## Recorded information
----------
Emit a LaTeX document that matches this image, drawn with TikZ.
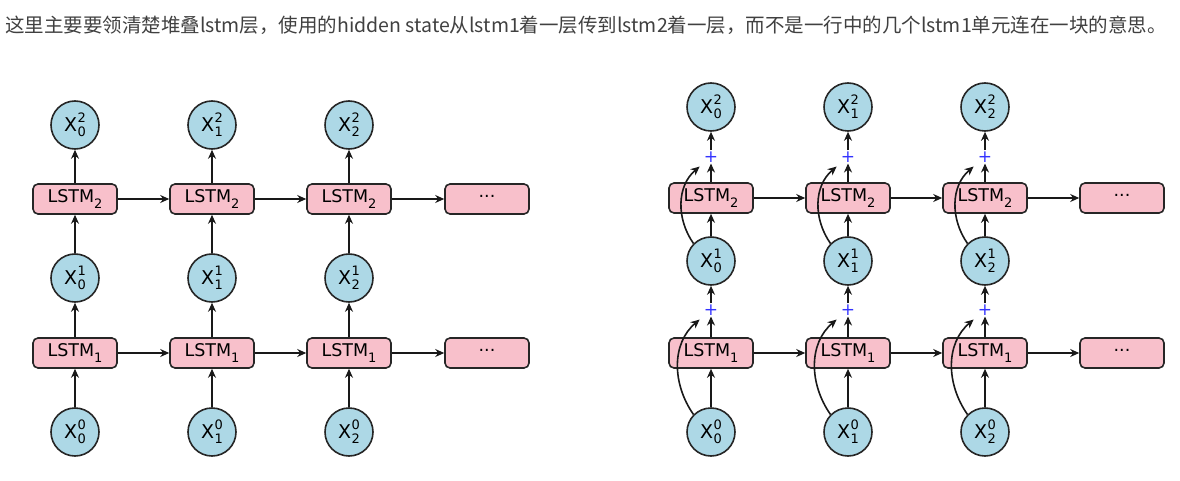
\documentclass[tikz,border=0pt]{standalone}
\usepackage{fontspec}
\setmainfont{DejaVu Sans}
\newfontfamily\cjk{Noto Sans CJK SC}
\usetikzlibrary{arrows.meta}
\newcommand\xl[2]{X\kern0.5pt\rlap{\raisebox{0.45em}{\fontsize{13}{13}\selectfont #1}}\raisebox{-0.3em}{\fontsize{13}{13}\selectfont #2}}
\newcommand\lstm[1]{LSTM\raisebox{-0.3em}{\fontsize{13}{13}\selectfont #1}}
\begin{document}
\begin{tikzpicture}[x=1pt,y=-1pt,
  circ/.style={circle,draw=black!85,line width=1.6pt,fill=lb,minimum size=48pt,inner sep=0pt,font=\fontsize{19}{19}\selectfont},
  box/.style={rectangle,rounded corners=5pt,draw=black!85,line width=1.6pt,fill=pk,minimum width=84pt,minimum height=30pt,inner sep=0pt,font=\fontsize{17.5}{17.5}\selectfont},
  plus/.style={text=blue!80,inner sep=1pt,font=\fontsize{17}{17}\selectfont},
  ar/.style={-{Stealth[length=9pt,width=8pt]},line width=1.6pt,black!90}]
\definecolor{lb}{RGB}{173,216,230}
\definecolor{pk}{RGB}{248,192,203}
\useasboundingbox (0,0) rectangle (1180,481);
\node[anchor=west,text=black!75,font=\cjk\fontsize{19.5}{19}\selectfont,inner sep=0pt] (hdr) at (5,25) {这里主要要领清楚堆叠lstm层，使用的hidden state从lstm1着一层传到lstm2着一层，而不是一行中的几个lstm1单元连在一块的意思。};
% left
\foreach \i/\x in {0/75,1/212,2/349}{
  \node[circ] (a0\i) at (\x,432) {\xl{0}{\i}};
  \node[box] (aL1\i) at (\x,353) {\lstm{1}};
  \node[circ] (a1\i) at (\x,278) {\xl{1}{\i}};
  \node[box] (aL2\i) at (\x,199) {\lstm{2}};
  \node[circ] (a2\i) at (\x,125) {\xl{2}{\i}};
  \draw[ar] (a0\i) -- (aL1\i);
  \draw[ar] (aL1\i) -- (a1\i);
  \draw[ar] (a1\i) -- (aL2\i);
  \draw[ar] (aL2\i) -- (a2\i);
}
\node[box] (aL1d) at (487,353) {···};
\node[box] (aL2d) at (487,199) {···};
\draw[ar] (aL10) -- (aL11); \draw[ar] (aL11) -- (aL12); \draw[ar] (aL12) -- (aL1d);
\draw[ar] (aL20) -- (aL21); \draw[ar] (aL21) -- (aL22); \draw[ar] (aL22) -- (aL2d);
% right
\foreach \i/\x in {0/711,1/848,2/985}{
  \node[circ] (b0\i) at (\x,432) {\xl{0}{\i}};
  \node[box] (bL1\i) at (\x,353) {\lstm{1}};
  \node[plus] (bp1\i) at (\x,310) {+};
  \node[circ] (b1\i) at (\x,261) {\xl{1}{\i}};
  \node[box] (bL2\i) at (\x,198) {\lstm{2}};
  \node[plus] (bp2\i) at (\x,157) {+};
  \node[circ] (b2\i) at (\x,107) {\xl{2}{\i}};
  \draw[ar] (b0\i) -- (bL1\i);
  \draw[ar] (bL1\i) -- (bp1\i);
  \draw[ar] (bp1\i) -- (b1\i);
  \draw[ar] (b1\i) -- (bL2\i);
  \draw[ar] (bL2\i) -- (bp2\i);
  \draw[ar] (bp2\i) -- (b2\i);
  \draw[ar] (b0\i.135) to[out=125,in=-140] ([xshift=-3pt,yshift=-3pt]bp1\i.south west);
  \draw[ar] (b1\i.135) to[out=125,in=-140] ([xshift=-3pt,yshift=-3pt]bp2\i.south west);
}
\node[box] (bL1d) at (1122,353) {···};
\node[box] (bL2d) at (1122,198) {···};
\draw[ar] (bL10) -- (bL11); \draw[ar] (bL11) -- (bL12); \draw[ar] (bL12) -- (bL1d);
\draw[ar] (bL20) -- (bL21); \draw[ar] (bL21) -- (bL22); \draw[ar] (bL22) -- (bL2d);
\end{tikzpicture}
\end{document}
----------
## Instructions to follow
Repeat the listing in full and exactly. Do not include any images.

## Finished task
Emit a LaTeX document that matches this image, drawn with TikZ.
\documentclass[tikz,border=0pt]{standalone}
\usepackage{fontspec}
\setmainfont{DejaVu Sans}
\newfontfamily\cjk{Noto Sans CJK SC}
\usetikzlibrary{arrows.meta}
\newcommand\xl[2]{X\kern0.5pt\rlap{\raisebox{0.45em}{\fontsize{13}{13}\selectfont #1}}\raisebox{-0.3em}{\fontsize{13}{13}\selectfont #2}}
\newcommand\lstm[1]{LSTM\raisebox{-0.3em}{\fontsize{13}{13}\selectfont #1}}
\begin{document}
\begin{tikzpicture}[x=1pt,y=-1pt,
  circ/.style={circle,draw=black!85,line width=1.6pt,fill=lb,minimum size=48pt,inner sep=0pt,font=\fontsize{19}{19}\selectfont},
  box/.style={rectangle,rounded corners=5pt,draw=black!85,line width=1.6pt,fill=pk,minimum width=84pt,minimum height=30pt,inner sep=0pt,font=\fontsize{17.5}{17.5}\selectfont},
  plus/.style={text=blue!80,inner sep=1pt,font=\fontsize{17}{17}\selectfont},
  ar/.style={-{Stealth[length=9pt,width=8pt]},line width=1.6pt,black!90}]
\definecolor{lb}{RGB}{173,216,230}
\definecolor{pk}{RGB}{248,192,203}
\useasboundingbox (0,0) rectangle (1180,481);
\node[anchor=west,text=black!75,font=\cjk\fontsize{19.5}{19}\selectfont,inner sep=0pt] (hdr) at (5,25) {这里主要要领清楚堆叠lstm层，使用的hidden state从lstm1着一层传到lstm2着一层，而不是一行中的几个lstm1单元连在一块的意思。};
% left
\foreach \i/\x in {0/75,1/212,2/349}{
  \node[circ] (a0\i) at (\x,432) {\xl{0}{\i}};
  \node[box] (aL1\i) at (\x,353) {\lstm{1}};
  \node[circ] (a1\i) at (\x,278) {\xl{1}{\i}};
  \node[box] (aL2\i) at (\x,199) {\lstm{2}};
  \node[circ] (a2\i) at (\x,125) {\xl{2}{\i}};
  \draw[ar] (a0\i) -- (aL1\i);
  \draw[ar] (aL1\i) -- (a1\i);
  \draw[ar] (a1\i) -- (aL2\i);
  \draw[ar] (aL2\i) -- (a2\i);
}
\node[box] (aL1d) at (487,353) {···};
\node[box] (aL2d) at (487,199) {···};
\draw[ar] (aL10) -- (aL11); \draw[ar] (aL11) -- (aL12); \draw[ar] (aL12) -- (aL1d);
\draw[ar] (aL20) -- (aL21); \draw[ar] (aL21) -- (aL22); \draw[ar] (aL22) -- (aL2d);
% right
\foreach \i/\x in {0/711,1/848,2/985}{
  \node[circ] (b0\i) at (\x,432) {\xl{0}{\i}};
  \node[box] (bL1\i) at (\x,353) {\lstm{1}};
  \node[plus] (bp1\i) at (\x,310) {+};
  \node[circ] (b1\i) at (\x,261) {\xl{1}{\i}};
  \node[box] (bL2\i) at (\x,198) {\lstm{2}};
  \node[plus] (bp2\i) at (\x,157) {+};
  \node[circ] (b2\i) at (\x,107) {\xl{2}{\i}};
  \draw[ar] (b0\i) -- (bL1\i);
  \draw[ar] (bL1\i) -- (bp1\i);
  \draw[ar] (bp1\i) -- (b1\i);
  \draw[ar] (b1\i) -- (bL2\i);
  \draw[ar] (bL2\i) -- (bp2\i);
  \draw[ar] (bp2\i) -- (b2\i);
  \draw[ar] (b0\i.135) to[out=125,in=-140] ([xshift=-3pt,yshift=-3pt]bp1\i.south west);
  \draw[ar] (b1\i.135) to[out=125,in=-140] ([xshift=-3pt,yshift=-3pt]bp2\i.south west);
}
\node[box] (bL1d) at (1122,353) {···};
\node[box] (bL2d) at (1122,198) {···};
\draw[ar] (bL10) -- (bL11); \draw[ar] (bL11) -- (bL12); \draw[ar] (bL12) -- (bL1d);
\draw[ar] (bL20) -- (bL21); \draw[ar] (bL21) -- (bL22); \draw[ar] (bL22) -- (bL2d);
\end{tikzpicture}
\end{document}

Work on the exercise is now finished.